Black jackhammer operator at the Tennessee Valley Authority, June 1942.Franklin D. Roosevelt Presidential Library and Museum, Hyde Park, New York.

DOCUMENT B: AFRICAN AMERICANS AND THE NEW DEAL

Most New Deal programs discriminated against blacks. The NRA (National Recovery Administration), for example, not only offered whites the first crack at jobs but allowed separate and lower wages for blacks.

The Federal Housing Authority (FHA) refused to guarantee
mortgages  for blacks who tried to buy in white neighborhoods, and the Civilian Conservation Corps (CCC) maintained segregated camps.Furthermore, the Social Security Act did not include most jobs blacks historically held.
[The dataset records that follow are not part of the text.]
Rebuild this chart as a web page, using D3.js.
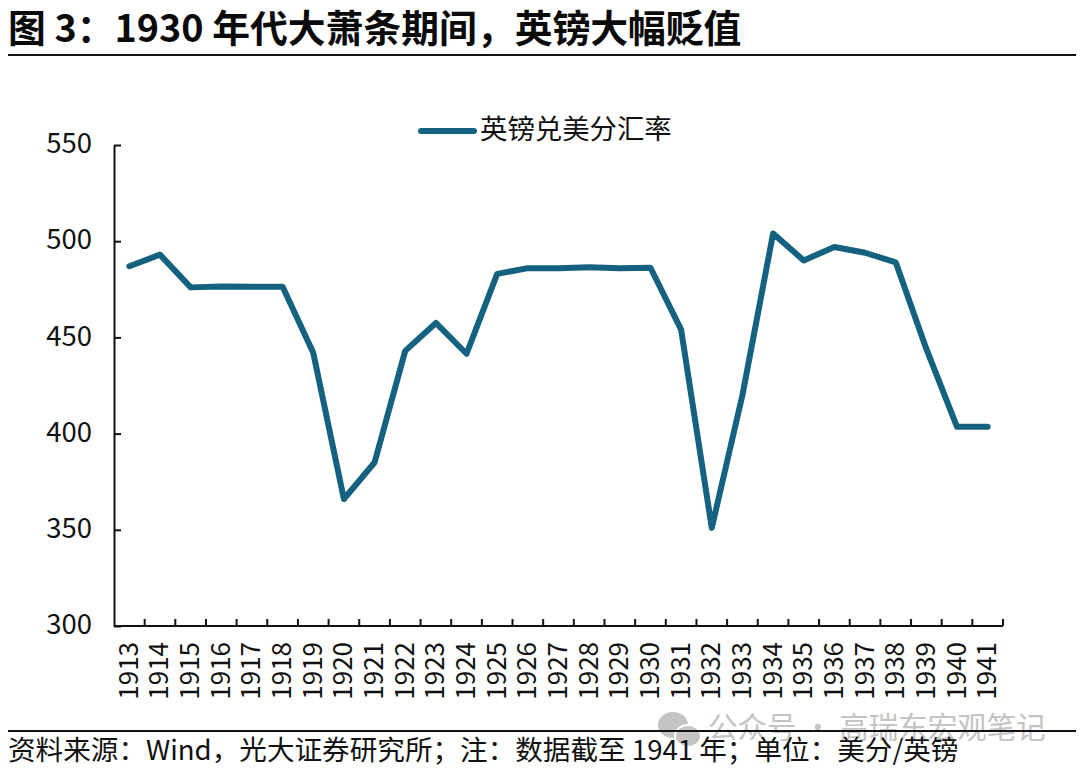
<!DOCTYPE html>
<html><head><meta charset="utf-8">
<script src="https://d3js.org/d3.v7.min.js"></script>
<style>html,body{margin:0;padding:0;background:#fff}svg{display:block}
text{font-family:"Noto Sans CJK SC","Noto Sans",sans-serif}</style></head>
<body><svg id="c" width="1080" height="772"></svg>
<script>
const years=["1913","1914","1915","1916","1917","1918","1919","1920","1921","1922","1923","1924","1925","1926","1927","1928","1929","1930","1931","1932","1933","1934","1935","1936","1937","1938","1939","1940","1941"];
const rates=[487,493,476,476.5,476.3,476.3,442,366,385,443,457.5,441.5,483,486,486,486.5,486,486.2,454,351,420,504,490,497,494,489,444,403.5,403.5];
const yTicks=[300,350,400,450,500,550];
const titleText="图 3：1930 年代大萧条期间，英镑大幅贬值";
const legendText="英镑兑美分汇率";
const sourceText="资料来源：Wind，光大证券研究所；注：数据截至 1941 年；单位：美分/英镑";
const watermarkText="公众号 · 高瑞东宏观笔记";
const color="#14627f";
const svg=d3.select("#c");
const x=d3.scaleBand().domain(years).range([114,1003]);
const y=d3.scaleLinear().domain([300,550]).range([626,145]);

svg.append("text").attr("x",8).attr("y",42).attr("font-size",37.8).attr("font-weight",700).attr("fill","#0a0a0a").text(titleText);
svg.append("line").attr("x1",8).attr("x2",1076).attr("y1",55).attr("y2",55).attr("stroke","#111").attr("stroke-width",2);

const wm=svg.append("g").attr("fill","#c4c4c4");
wm.append("ellipse").attr("cx",673).attr("cy",725).attr("rx",15).attr("ry",13);
wm.append("ellipse").attr("cx",688).attr("cy",736).attr("rx",13).attr("ry",11).attr("stroke","#fff").attr("stroke-width",2);
wm.append("text").attr("x",708).attr("y",738).attr("font-size",29.5).text(watermarkText);

const ya=svg.append("g").attr("transform","translate(114,0)").call(d3.axisLeft(y).tickValues(yTicks).tickSize(7).tickSizeOuter(0));
ya.selectAll("path,line").attr("stroke","#111").attr("stroke-width",2);
ya.selectAll("line").attr("x2",7);
ya.selectAll("text").attr("font-size",27.5).attr("fill","#111").attr("x",-22).attr("dy","0.28em").style("font-family",'"Noto Sans CJK SC"');
const xa=svg.append("g").attr("transform","translate(0,626)");
xa.append("line").attr("x1",114).attr("x2",1003).attr("stroke","#111").attr("stroke-width",2);
xa.selectAll("line.t").data(years).join("line").attr("class","t")
  .attr("x1",d=>x(d)+x.step()).attr("x2",d=>x(d)+x.step()).attr("y1",0).attr("y2",-7).attr("stroke","#111").attr("stroke-width",2);
xa.selectAll("text").data(years).join("text")
  .attr("transform",d=>`translate(${x(d)+x.bandwidth()/2+8.5},16) rotate(-90)`)
  .attr("text-anchor","end").attr("font-size",26).attr("fill","#111").text(d=>d);

const line=d3.line().x((d,i)=>x(years[i])+x.bandwidth()/2).y(d=>y(d));
svg.append("path").datum(rates).attr("d",line).attr("fill","none").attr("stroke",color).attr("stroke-width",6).attr("stroke-linejoin","round").attr("stroke-linecap","round");

svg.append("line").attr("x1",421).attr("x2",474).attr("y1",131).attr("y2",131).attr("stroke",color).attr("stroke-width",6).attr("stroke-linecap","round");
svg.append("text").attr("x",480).attr("y",139).attr("font-size",27.4).attr("fill","#111").text(legendText);

svg.append("line").attr("x1",8).attr("x2",1076).attr("y1",731).attr("y2",731).attr("stroke","#111").attr("stroke-width",2);
svg.append("text").attr("x",8).attr("y",760).attr("font-size",27.6).attr("fill","#111").text(sourceText);
</script></body></html>
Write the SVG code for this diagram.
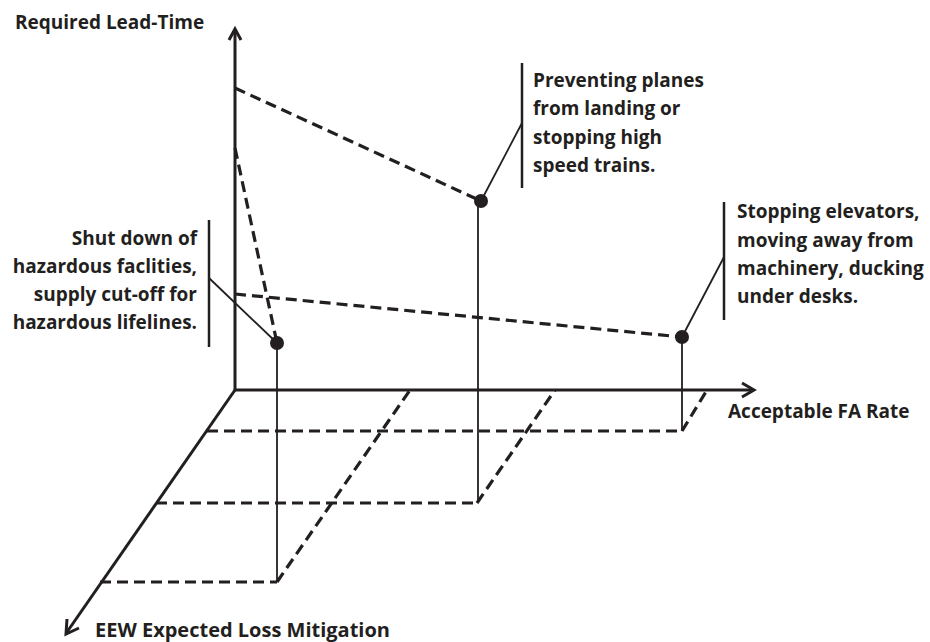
<svg xmlns="http://www.w3.org/2000/svg" width="930" height="642" viewBox="0 0 930 642">
<style>
.axis{fill:none;stroke:#231f20;stroke-width:3;stroke-linecap:butt;stroke-linejoin:miter}
.dash{fill:none;stroke:#231f20;stroke-width:3.2;stroke-dasharray:11 6}
.thin{fill:none;stroke:#231f20;stroke-width:1.8}
.bar{fill:none;stroke:#231f20;stroke-width:2.5}
.lbl{font-family:"Open Sans","Noto Sans",sans-serif;font-weight:700;font-size:19px;fill:#231f20}
.pt{fill:#231f20}
</style>
<rect width="930" height="642" fill="#fff"/>
<g id="connectors">
  <!-- floor grid -->
  <line class="dash" x1="207" y1="431" x2="682" y2="431"/>
  <line class="dash" x1="156" y1="503" x2="477" y2="503"/>
  <line class="dash" x1="100" y1="582" x2="277" y2="582"/>
  <line class="dash" x1="277" y1="582" x2="410" y2="390"/>
  <line class="dash" x1="477" y1="503" x2="555" y2="390"/>
  <line class="dash" x1="682" y1="431" x2="707" y2="390"/>
  <!-- drop lines -->
  <line class="thin" x1="277" y1="343" x2="277" y2="582"/>
  <line class="thin" x1="478" y1="201" x2="478" y2="503"/>
  <line class="thin" x1="682" y1="337" x2="682" y2="431"/>
  <!-- space dashed lines -->
  <line class="dash" x1="235" y1="88" x2="481" y2="201"/>
  <line class="dash" x1="235" y1="148" x2="277" y2="343"/>
  <line class="dash" x1="235" y1="294" x2="682" y2="337"/>
  <!-- leaders -->
  <line class="thin" x1="522" y1="123" x2="481" y2="201"/>
  <line class="thin" x1="724" y1="257" x2="682" y2="337"/>
  <line class="thin" x1="209" y1="278" x2="277" y2="343"/>
</g>
<g id="axes">
  <polyline class="axis" points="235,30 235,390 752,390"/>
  <line class="axis" x1="235" y1="390" x2="67" y2="632"/>
  <polyline class="axis" points="229,40 235,29 241,40"/>
  <polyline class="axis" points="742,383 754,390 742,397"/>
  <polyline class="axis" points="67,619 66,634 79,628"/>
</g>
<g id="axis-labels">
  <text class="lbl" x="15" y="29">Required Lead-Time</text>
  <text class="lbl" x="728" y="418">Acceptable FA Rate</text>
  <text class="lbl" x="95" y="637" style="font-size:20px">EEW Expected Loss Mitigation</text>
</g>
<g id="point-planes">
  <circle class="pt" cx="481" cy="201" r="7"/>
  <line class="bar" x1="522" y1="63" x2="522" y2="188"/>
  <text class="lbl" x="533"><tspan x="533" y="87">Preventing planes</tspan><tspan x="533" y="115">from landing or</tspan><tspan x="533" y="144">stopping high</tspan><tspan x="533" y="172">speed trains.</tspan></text>
</g>
<g id="point-elevators">
  <circle class="pt" cx="682" cy="337" r="7"/>
  <line class="bar" x1="724" y1="202" x2="724" y2="320"/>
  <text class="lbl" x="737"><tspan x="737" y="218">Stopping elevators,</tspan><tspan x="737" y="247">moving away from</tspan><tspan x="737" y="275">machinery, ducking</tspan><tspan x="737" y="303">under desks.</tspan></text>
</g>
<g id="point-hazardous">
  <circle class="pt" cx="277" cy="343" r="7"/>
  <line class="bar" x1="209" y1="220" x2="209" y2="347"/>
  <text class="lbl" text-anchor="end"><tspan x="197" y="245">Shut down of</tspan><tspan x="197" y="273">hazardous faclities,</tspan><tspan x="197" y="301">supply cut-off for</tspan><tspan x="197" y="329">hazardous lifelines.</tspan></text>
</g>
</svg>
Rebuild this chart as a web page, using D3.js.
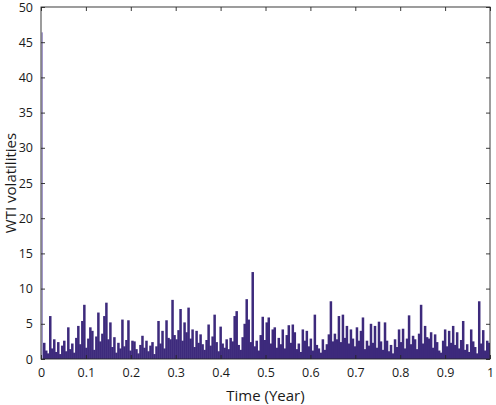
<!DOCTYPE html>
<html>
<head>
<meta charset="utf-8">
<script src="https://cdn.jsdelivr.net/npm/d3@7"></script>
<style>
  body { margin: 0; background: #fff; }
  text { font-family: "Open Sans", "Liberation Sans", sans-serif; fill: #1a1a1a; }
</style>
</head>
<body>
<svg id="chart" width="496" height="405"></svg>
<script>
// WTI volatility, one value per step across one year
var vol = [
  46.4, 2.3, 1.2, 0.8, 6.1, 1.5, 2.8, 1.0, 2.4, 0.7, 1.9, 2.6, 1.1, 4.5, 1.4,
  2.2, 0.9, 3.0, 4.7, 2.1, 5.4, 7.7, 1.6, 2.9, 4.5, 4.0, 1.3, 3.2, 6.6, 2.5, 3.6,
  6.1, 8.0, 2.8, 5.2, 1.7, 3.1, 0.9, 2.3, 1.5, 5.6, 1.8, 2.7, 5.5, 1.2, 2.6,
  2.5, 1.4, 0.8, 2.0, 3.3, 1.6, 2.6, 1.1, 1.9, 2.4, 0.7, 1.8, 5.4, 2.2, 4.0,
  1.5, 5.5, 3.0, 2.8, 8.4, 3.4, 2.8, 4.1, 7.1, 2.6, 5.2, 3.8, 7.3, 2.9, 4.2,
  1.7, 4.0, 2.3, 3.5, 2.1, 1.3, 2.7, 4.9, 1.9, 3.2, 6.3, 2.4, 1.1, 4.6, 2.2,
  1.6, 2.8, 1.4, 3.0, 2.5, 6.1, 6.8, 2.0, 1.3, 3.1, 5.0, 8.5, 5.6, 2.4, 12.35,
  1.8, 2.6, 1.2, 3.4, 6.0, 2.7, 5.2, 5.9, 2.2, 4.2, 4.5, 1.6, 3.0, 2.1, 4.2,
  1.5, 3.4, 4.8, 2.3, 4.9, 3.8, 1.4, 2.2, 1.0, 4.2, 2.6, 4.0, 1.8, 2.9, 1.2,
  6.3, 2.0, 1.5, 0.9, 2.8, 1.3, 2.1, 3.5, 8.2, 2.5, 3.6, 2.8, 6.1, 2.4, 6.3,
  3.0, 4.7, 2.2, 4.2, 2.9, 1.8, 4.5, 2.6, 4.0, 5.9, 1.4, 2.6, 1.9, 5.0, 2.3,
  4.7, 1.6, 5.3, 2.5, 1.3, 5.2, 2.6, 1.1, 2.0, 0.8, 2.8, 1.7, 4.2, 2.4, 4.3,
  1.5, 2.9, 6.2, 2.1, 3.3, 2.8, 1.4, 3.6, 7.7, 2.2, 4.7, 3.1, 2.9, 3.8, 1.6,
  3.5, 2.4, 1.2, 0.9, 2.6, 4.2, 1.8, 4.0, 2.3, 4.7, 2.0, 3.8, 1.5, 2.7, 5.4,
  1.3, 2.1, 1.0, 4.2, 2.5, 1.7, 0.8, 8.2, 2.2, 4.1, 1.2, 2.6, 2.3, 1.7
];

var xTicks = [0, 0.1, 0.2, 0.3, 0.4, 0.5, 0.6, 0.7, 0.8, 0.9, 1];
var yTicks = [0, 5, 10, 15, 20, 25, 30, 35, 40, 45, 50];

var margin = { top: 7, right: 6, bottom: 46, left: 41 };
var width = 496 - margin.left - margin.right,
    height = 405 - margin.top - margin.bottom;

var svg = d3.select('#chart');
var g = svg.append('g')
  .attr('transform', 'translate(' + margin.left + ',' + margin.top + ')');

var x = d3.scaleLinear().domain([0, 1]).range([0, width]);
var y = d3.scaleLinear().domain([0, 50]).range([height, 0]);

var step = 1 / (vol.length - 1);
var barW = x(step);

g.append('clipPath').attr('id', 'plot')
  .append('rect').attr('width', width).attr('height', height);

// each bar starts at its time stamp so the first spike sits on the left edge
g.append('g')
  .attr('clip-path', 'url(#plot)')
  .selectAll('rect')
  .data(vol)
  .enter().append('rect')
    .attr('x', function (d, i) { return x(i * step) + (i === 0 ? 0.6 : 0); })
    .attr('y', function (d) { return y(d); })
    .attr('width', function (d, i) { return i === 0 ? 1.2 : barW + 0.5; })
    .attr('height', function (d) { return height - y(d); })
    .attr('fill', function (d, i) { return i === 0 ? '#8c80bd' : '#3d2a7c'; });

// axes, MATLAB style: ticks inward on all four sides
var fmt = d3.format('');
var axisStyle = function (sel) {
  sel.select('.domain').remove();
  sel.selectAll('line').attr('stroke', '#262626').attr('stroke-width', 0.9);
  sel.selectAll('text').style('font-size', '12.5px').attr('fill', '#1a1a1a');
};

g.append('g')
  .attr('transform', 'translate(0,' + height + ')')
  .call(d3.axisBottom(x).tickValues(xTicks).tickFormat(fmt).tickSizeInner(-4).tickPadding(9))
  .call(axisStyle);

g.append('g')
  .call(d3.axisTop(x).tickValues(xTicks).tickFormat('').tickSizeInner(-4))
  .call(axisStyle);

g.append('g')
  .call(d3.axisLeft(y).tickValues(yTicks).tickFormat(fmt).tickSizeInner(-4).tickPadding(8))
  .call(axisStyle);

g.append('g')
  .attr('transform', 'translate(' + width + ',0)')
  .call(d3.axisRight(y).tickValues(yTicks).tickFormat('').tickSizeInner(-4))
  .call(axisStyle);

g.append('rect')
  .attr('width', width)
  .attr('height', height)
  .attr('fill', 'none')
  .attr('stroke', '#262626')
  .attr('stroke-width', 0.9);

svg.append('text')
  .attr('x', margin.left + width / 2)
  .attr('y', 401)
  .attr('text-anchor', 'middle')
  .style('font-size', '15px')
  .text('Time (Year)');

svg.append('text')
  .attr('transform', 'translate(16,' + (margin.top + height / 2) + ') rotate(-90)')
  .attr('text-anchor', 'middle')
  .style('font-size', '15px')
  .text('WTI volatilities');
</script>
</body>
</html>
The story in agriculture was particularly grim. Since 40 percent of all black workers made their living as sharecroppers and tenant farmers, the Agricultural Adjustment Association (AAA) land reduction hit blacks hard. White landlords could make more money by leaving land unplanted than by planting it. As a result, the AAA's policies forced more than 100,000 blacks off the land in 1933 and 1934. 

Even more upsetting to black leaders, the president failed to support an anti-lynching law and a law to abolish the poll tax. Roosevelt feared that conservative southern Democrats, would block his bills if he tried to fight them on this issue.